• Entretien: Vincent Garenq - L'Enquête

    Par Michel Decoux-Derycke - Vincent Garenq est un réalisateur et scénariste français. Il débute dans le cinéma avec le court métrage "Une vie à deux" en 1992. C'est en 2008 qu'il réalise "Comme les autres", son premier long métrage. Suivra trois ans plus tard "Présumé coupable", film avec lequel le Prix Claude Chabrol au Festival du Film Policier de Beaune.
    Je l'ai rencontré à Bruxelles où il était venu présenter "L'Enquête". Entretien avec un homme aussi sympathique qu'intéressant.

    Pourquoi ce film ?

    Parce que je voulais faire un film sur la finance. J'ai lu plein de bouquins sur la finance et c'est un peu comme Les Cahiers du Cinéma, on lit et à la fin, on s'aperçoit qu'on n'a rien retenu de ce qu'on a lu.
    A un moment, je suis tombé sur le livre de Denis Robert. J'ai vu un personnage particulier, singulier, qui s'aventure dans une enquête sur une institution financière qui assure les échanges entre toutes les banques. Après, j'ai découvert son univers. Les livres qu'il a écrit sur Clearstream, les affaires politiques. Ce n'est pas un journaliste comme les autres. Qui dit plus les choses sans peur des procès. Il est monté en puissance en s'attaquant à la finance. Et là, il en a pris plein la gueule. Des procès, des procès, encore des procès. En plus, son histoire est venue se mélanger à celle du juge Van Ruymbeke, une figure emblématique de la justice en France. Un juge populaire, qui est toujours sur des histoires compliquées, sur la politique, contre le pouvoir. C'est aussi un personnage très aimé des Français. Leurs routes vont se croiser pour finir en bouquet final avec l'affaire Clearstream 2, plus connue. Ce scandale politique où on soupçonne Dominique de Villepin d'utiliser des listings falsifiés pour démolir son rival Nicolas Sarkozy.
    Tout cela faisait une histoire un peu thriller, haletante et aussi cela parle de notre époque, de l'opacité financière, de l'impossibilité pour les juges d'enquêter quand ils se heurtent au secret défense.

    Vincent Garenq

    Un documentaire n'aurait-il pas été plus indiqué ?
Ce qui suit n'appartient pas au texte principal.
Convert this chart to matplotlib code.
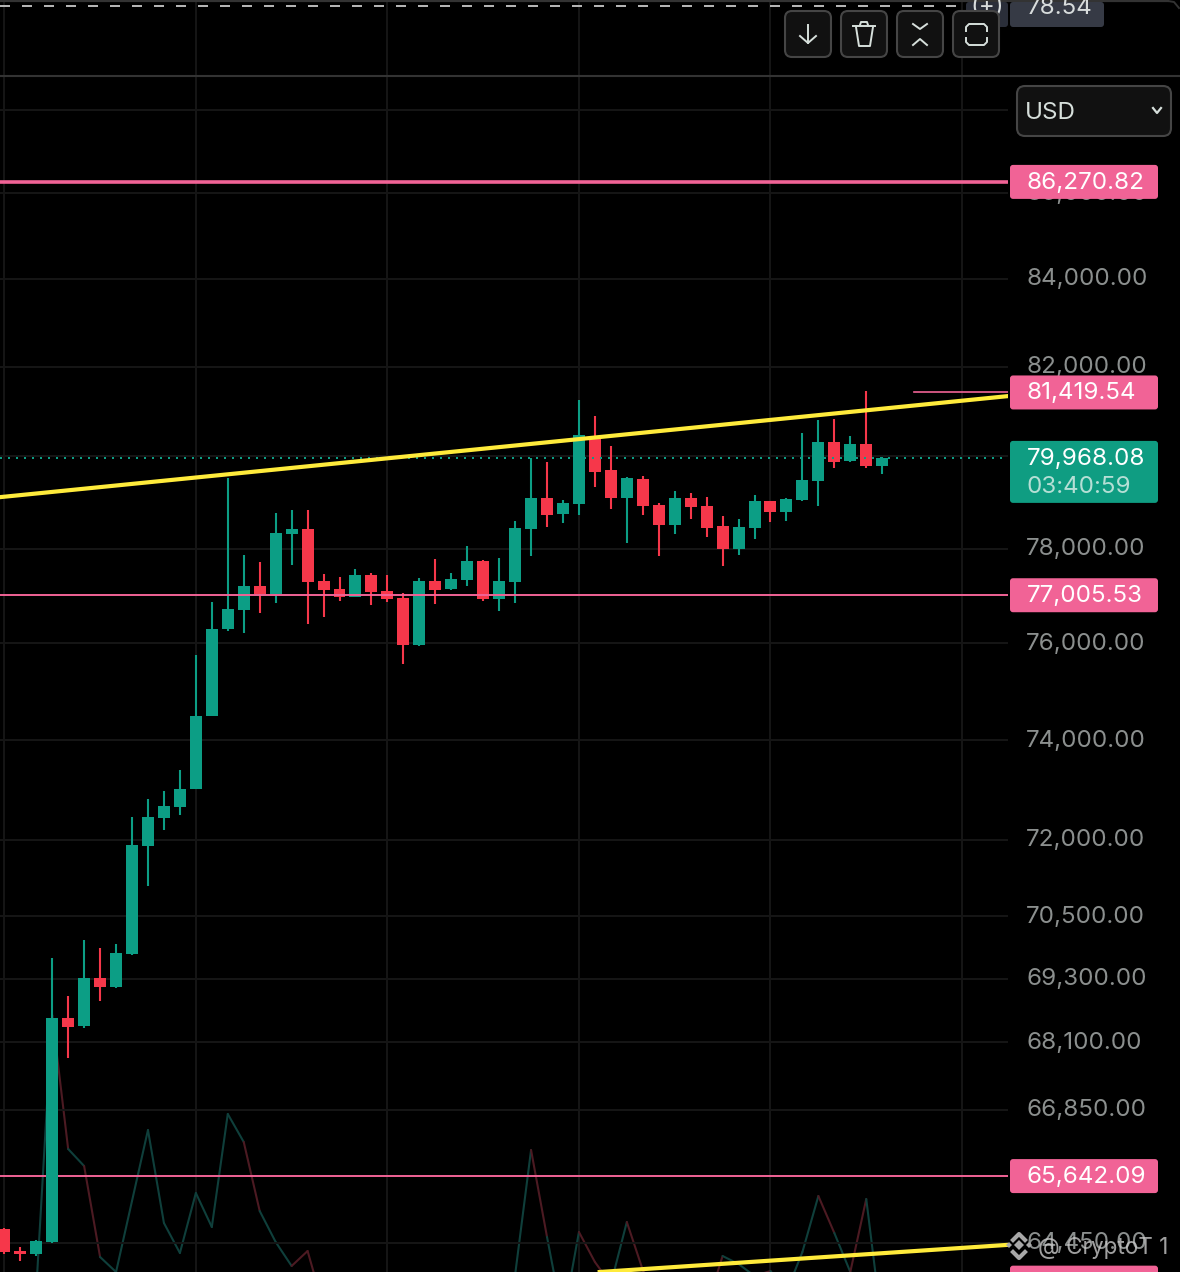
import numpy as np
import matplotlib
matplotlib.use("Agg")
import matplotlib.pyplot as plt
from matplotlib.patches import FancyBboxPatch, Polygon
from matplotlib.ticker import FixedLocator, NullLocator
from matplotlib.transforms import ScaledTranslation

plt.rcParams['font.family'] = ['Inter', 'DejaVu Sans']

# daily candles
opens = [64701,64311,64257,64470,68548,68416,69306,69135,69765,71868,72424,72643,73004,74484,
         76288,76688,77196,77026,78307,78415,77302,77132,76962,77429,77089,76941,75953,77302,
         77132,77323,77728,76920,77280,78415,79087,78739,78956,80447,79698,79087,79501,78935,
         78502,79087,78913,78480,77985,78437,79021,78783,79043,79457,80314,79896,80270,79786]
highs = [64719,64381,64505,69688,68964,70034,69880,69957,72444,72803,72964,73386,75744,76857,
         79523,77856,77707,78761,78826,78826,77451,77387,77557,77472,77429,77047,77366,77771,
         77472,78049,77749,77792,78588,79961,79874,79043,81247,80890,80226,79545,79567,78978,
         79239,79195,79108,78696,78631,79152,79021,79087,80513,80802,80824,80447,81449,79983]
lows = [64257,64134,64222,64452,67816,68378,68869,69116,69746,71082,72185,72484,73004,74484,
        76246,76204,76624,76835,77643,76393,76540,76878,76962,76793,76857,75557,75932,76814,
        77111,77196,76878,76667,76835,77835,78458,78545,78718,79326,78848,78114,78718,77835,
        78307,78631,78243,77621,77856,78200,78566,78588,79021,78913,79742,79874,79742,79610]
closes = [64293,64257,64488,68548,68397,69306,69135,69784,71888,72444,72663,73004,74484,76288,
          76709,77196,77026,78329,78415,77280,77111,76962,77429,77068,76920,75953,77302,77111,
          77344,77728,76920,77302,78437,79087,78718,78978,80469,79654,79087,79523,78913,78502,
          79087,78891,78437,77985,78458,79021,78783,79065,79479,80314,79874,80270,79786,79968]
# faint line in the lower part of the pane, most of it runs below the crop
volumes = [70,70,110,385,251,234,143,128,199,270,177,147,207,173,
           286,258,189,158,134,149,93,90,70,80,65,75,100,85,
           70,60,80,90,125,250,163,80,168,138,116,178,130,95,
           75,85,93,144,136,124,129,108,148,204,167,128,201,72]

scale_prices = [88000,86000,84000,82000,80000,78000,76000,74000,72000,70500,69300,68100,66850,64450]
level_thick = 86270.82
level_thin = [77005.53]
level_low = 65642.09
level_short = 81419.54
last_price = 79968.08
countdown = "03:40:59"
tag_prices = [86270.82, 81419.54, 77005.53, 65642.09, 63747.00]
trend_upper_x = [-0.27, 62.88]
trend_upper_y = [79110, 81338]
trend_lower_x = [37.3, 62.88]
trend_lower_y = [63934, 64413]
time_grid = [0, 12, 24, 36, 48, 60]

UP = '#0c9e85'
DOWN = '#f6374a'
PINK = '#f16396'
YELLOW = '#ffeb3b'
GRID = '#161616'
W, H = 1180, 1272
PANE_R, PANE_T = 1008, 76
FS = 17.4

x = np.arange(len(opens))
opens = np.array(opens, dtype=float)
closes = np.array(closes, dtype=float)
up = closes >= opens
xlim = (-0.27, 62.88)

fig = plt.figure(figsize=(W / 100, H / 100), dpi=100, facecolor='black')
pos = [0, 0, PANE_R / W, (H - PANE_T) / H]

# strip above the separator only carries the time grid
ax_top = fig.add_axes([0, (H - PANE_T) / H, PANE_R / W, PANE_T / H], facecolor='black')
ax_top.set_xlim(xlim)
ax_top.axis('off')
for t in time_grid:
    ax_top.axvline(t, color=GRID, lw=1.4)

# back axes: time grid + volume
ax_vol = fig.add_axes(pos, facecolor='black', zorder=1)
ax_vol.set_xlim(xlim)
ax_vol.set_ylim(128, 1324)
ax_vol.axis('off')
for t in time_grid:
    ax_vol.axvline(t, color=GRID, lw=1.4, zorder=0)
for i in range(1, len(volumes)):
    ax_vol.plot(x[i - 1:i + 1], volumes[i - 1:i + 1], color='#0f3f3b' if up[i] else '#4c1a22',
                lw=1.5, solid_capstyle='round', zorder=1)

# price axes
ax = fig.add_axes(pos, zorder=2)
ax.patch.set_visible(False)
ax.set_yscale('log')
ax.set_xlim(xlim)
ax.set_ylim(63934, 88819)
ax.yaxis.set_major_locator(FixedLocator(scale_prices))
ax.yaxis.set_minor_locator(NullLocator())
ax.yaxis.tick_right()
ax.set_yticklabels(['{:,.2f}'.format(p) for p in scale_prices])
ax.tick_params(axis='y', length=0, pad=13.0, labelsize=FS, labelcolor='#8b8f8e')
# labels sit a little above their grid line
nudge = ScaledTranslation(0, 0.02, fig.dpi_scale_trans)
for tk in ax.yaxis.get_major_ticks():
    tk.label2.set_transform(tk.label2.get_transform() + nudge)
ax.set_xticks([])
ax.grid(axis='y', color=GRID, lw=1.4, zorder=0)
ax.set_axisbelow(True)
for s in ax.spines.values():
    s.set_visible(False)

colors = [UP if u else DOWN for u in up]
ax.axhline(level_low, color=PINK, lw=1.4, zorder=2)
ax.vlines(x, lows, highs, colors=colors, lw=1.5, zorder=3)
ax.bar(x, np.abs(closes - opens), bottom=np.minimum(opens, closes), width=0.75, color=colors,
       linewidth=0, zorder=3)

ax.axhline(level_thick, color=PINK, lw=2.6, zorder=4)
for lv in level_thin:
    ax.axhline(lv, color=PINK, lw=1.4, zorder=4)
ax.plot([57, xlim[1]], [level_short, level_short], color=PINK, lw=1.2, zorder=4)
ax.plot(xlim, [last_price, last_price], color=UP, lw=1.44, ls=(0, (1, 3)), zorder=4)
ax.plot(trend_upper_x, trend_upper_y, color=YELLOW, lw=3, zorder=5)
ax.plot(trend_lower_x, trend_lower_y, color=YELLOW, lw=3, zorder=5)

# everything that sits on top of the chart, in screen pixels
ui = fig.add_axes([0, 0, 1, 1], zorder=10)
ui.patch.set_visible(False)
ui.set_xlim(0, W)
ui.set_ylim(H, 0)
ui.axis('off')


def price_y(p):
    return H - ax.transData.transform((0, p))[1]


def box(x0, y0, x1, y1, fc, ec='none', r=3, lw=0, z=2):
    ui.add_patch(FancyBboxPatch((x0 + r, y0 + r), x1 - x0 - 2 * r, y1 - y0 - 2 * r,
                                boxstyle='round,pad=%g,rounding_size=%g' % (r, r),
                                fc=fc, ec=ec, lw=lw, zorder=z))


for p in tag_prices:
    yc = price_y(p)
    box(1010, yc - 17, 1158, yc + 17, PINK)
    ui.text(1027, yc + 1, '{:,.2f}'.format(p), color='white', fontsize=FS, va='center', zorder=3)

yc = price_y(last_price)
box(1010, yc - 17, 1158, yc + 45, '#0f9d82')
ui.text(1027, yc + 1, '{:,.2f}'.format(last_price), color='white', fontsize=FS, va='center', zorder=3)
ui.text(1027, yc + 29, countdown, color='#b5dfd5', fontsize=FS, va='center', zorder=3)

# top strip
ui.plot([0, 1168], [1, 1], color='#333333', lw=1.6, zorder=1)
ui.plot([1168, 1174, 1179], [1, 2, 8], color='#333333', lw=1.4, zorder=1)
ui.plot([0, 958], [6, 6], color='#b4b4b4', lw=1.44, dashes=(5, 6), dash_capstyle='butt', zorder=1)
ui.plot([0, W], [76, 76], color='#333333', lw=1.5, zorder=1)
box(966, 2, 1008, 27, '#2a2e39', z=1)
ui.text(987, 7, '(+)', color='#d8dcdc', fontsize=FS, ha='center', va='center', zorder=1.5, clip_on=True)
box(1010, 2, 1104, 27, '#363a45', z=1)
ui.text(1060, 8, '78.54', color='#d8dcdc', fontsize=FS, ha='center', va='center', zorder=1.5, clip_on=True)

# toolbar buttons
ICON = '#d6dfdb'
for x0 in [785, 841, 897, 953]:
    box(x0, 11, x0 + 46, 57, '#111111', ec='#454545', r=7, lw=1.5, z=2)
arrow = [[(808, 25), (808, 43)], [(800, 36), (808, 43), (816, 36)]]
trash = [[(853, 26), (875, 26)], [(860, 25), (861, 22), (867, 22), (868, 25)],
         [(856, 27), (859, 46), (870, 46), (873, 27)]]
chevrons = [[(913, 24), (920, 29), (927, 24)], [(913, 45), (920, 39), (927, 45)]]
frame = [[(966, 31), (966, 27), (969, 24), (984, 24), (987, 27), (987, 31)],
         [(966, 38), (966, 42), (969, 45), (984, 45), (987, 42), (987, 38)]]
for shape in arrow + trash + chevrons + frame:
    xs, ys = zip(*shape)
    ui.plot(xs, ys, color=ICON, lw=1.4, zorder=3)

# currency picker
box(1017, 86, 1171, 136, '#111111', ec='#454545', r=8, lw=1.5, z=2)
ui.text(1025, 113, 'USD', color='#d6dfdb', fontsize=FS, va='center', zorder=3)
ui.plot([1153, 1157, 1161], [108, 113, 108], color=ICON, lw=1.6, zorder=3)

# watermark
MARK = '#a8a8a8'
ui.plot([1013, 1019, 1025], [1240, 1234, 1240], color=MARK, lw=3, zorder=6)
ui.plot([1013, 1019, 1025], [1252, 1258, 1252], color=MARK, lw=3, zorder=6)
ui.add_patch(Polygon([(1019, 1240), (1024, 1245), (1019, 1250), (1014, 1245)], fc=MARK, ec='none', zorder=6))
ui.add_patch(Polygon([(1009, 1242), (1012, 1245), (1009, 1248), (1006, 1245)], fc=MARK, ec='none', zorder=6))
ui.add_patch(Polygon([(1029, 1242), (1032, 1245), (1029, 1248), (1026, 1245)], fc=MARK, ec='none', zorder=6))
ui.text(1038, 1248, '@ CryptoT 1', color='#c8c8c8', alpha=0.8, fontsize=16.2, va='center', zorder=6)

fig.savefig('out.png', dpi=100, facecolor='black')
    Moi, je suis un réalisateur de films, je fais de la fiction. Je n'ai pas envie de faire du documentaire. Par contre, il y a une démarche documentaire dans mes films. J'aime raconter des histoires pré-existantes. Cela permet d'écrire des scénarios plus originaux. Je n'aime pas les scénarios de scénaristes, un peu convenus.

    Vous avez écrit le scénario avec Denis Robert ?

    Denis, quand je l'ai rencontré, il était rincé. Il était fatigué de tout ça. Cela faisait dix ans qu'il parlait de ces histoires. Il a écrit trois livres, une BD en quatre tomes, il a fait des documentaires. Il n'avait plus envie d'écrire une ligne là-dessus. Par contre, il était consultant. Quand j'avais un souci, je l'appelais. Il m'a aiguillé, il m'a fait rencontrer des gens. Mais c'est resté quelque chose de lointain. Il m'a laissé une liberté totale.

    Comment s'est fait le casting ?

    Gilles Lellouche, j'y ai pensé en écrivant. Charles Berling, il y avait une évidence physique. Il y a une véracité dans le casting même si on n'est pas dans l'imitation, ni dans la copie. On s'est inspiré du réel. Laurent Capelluto, qui joue Lahoud, a remporté le casting haut la main alors qu'il y avait, en face de lui, plein d'acteurs libanais. Eric Naggar, qui joue Gergorin, c'était une évidence.

    Que diriez-vous aux lecteurs de 6néma pour qu'ils aillent voir le film ?

    L'histoire de Clearstream, c'est beaucoup plus important que celle de Sarkozy et de Villepin. C'est l'histoire d'un journaliste qui a enquêté sur la finance et qui s'est heurté à d'énormes difficultés. Parce que nous sommes dans un monde où la finance est opaque et nous sommes désarmés devant cela. C'est le vrai sujet du film. C'est l'histoire des difficultés d'un juge d'instruction aujourd'hui en France, pour enquêter dans des histoires de corruption. Cela parle du monde actuel, de notre époque. Il faut se réveiller, bousculer les hommes politiques pour que les choses changent. Parce que sinon, on va se laisser vraiment bouffer par la finance.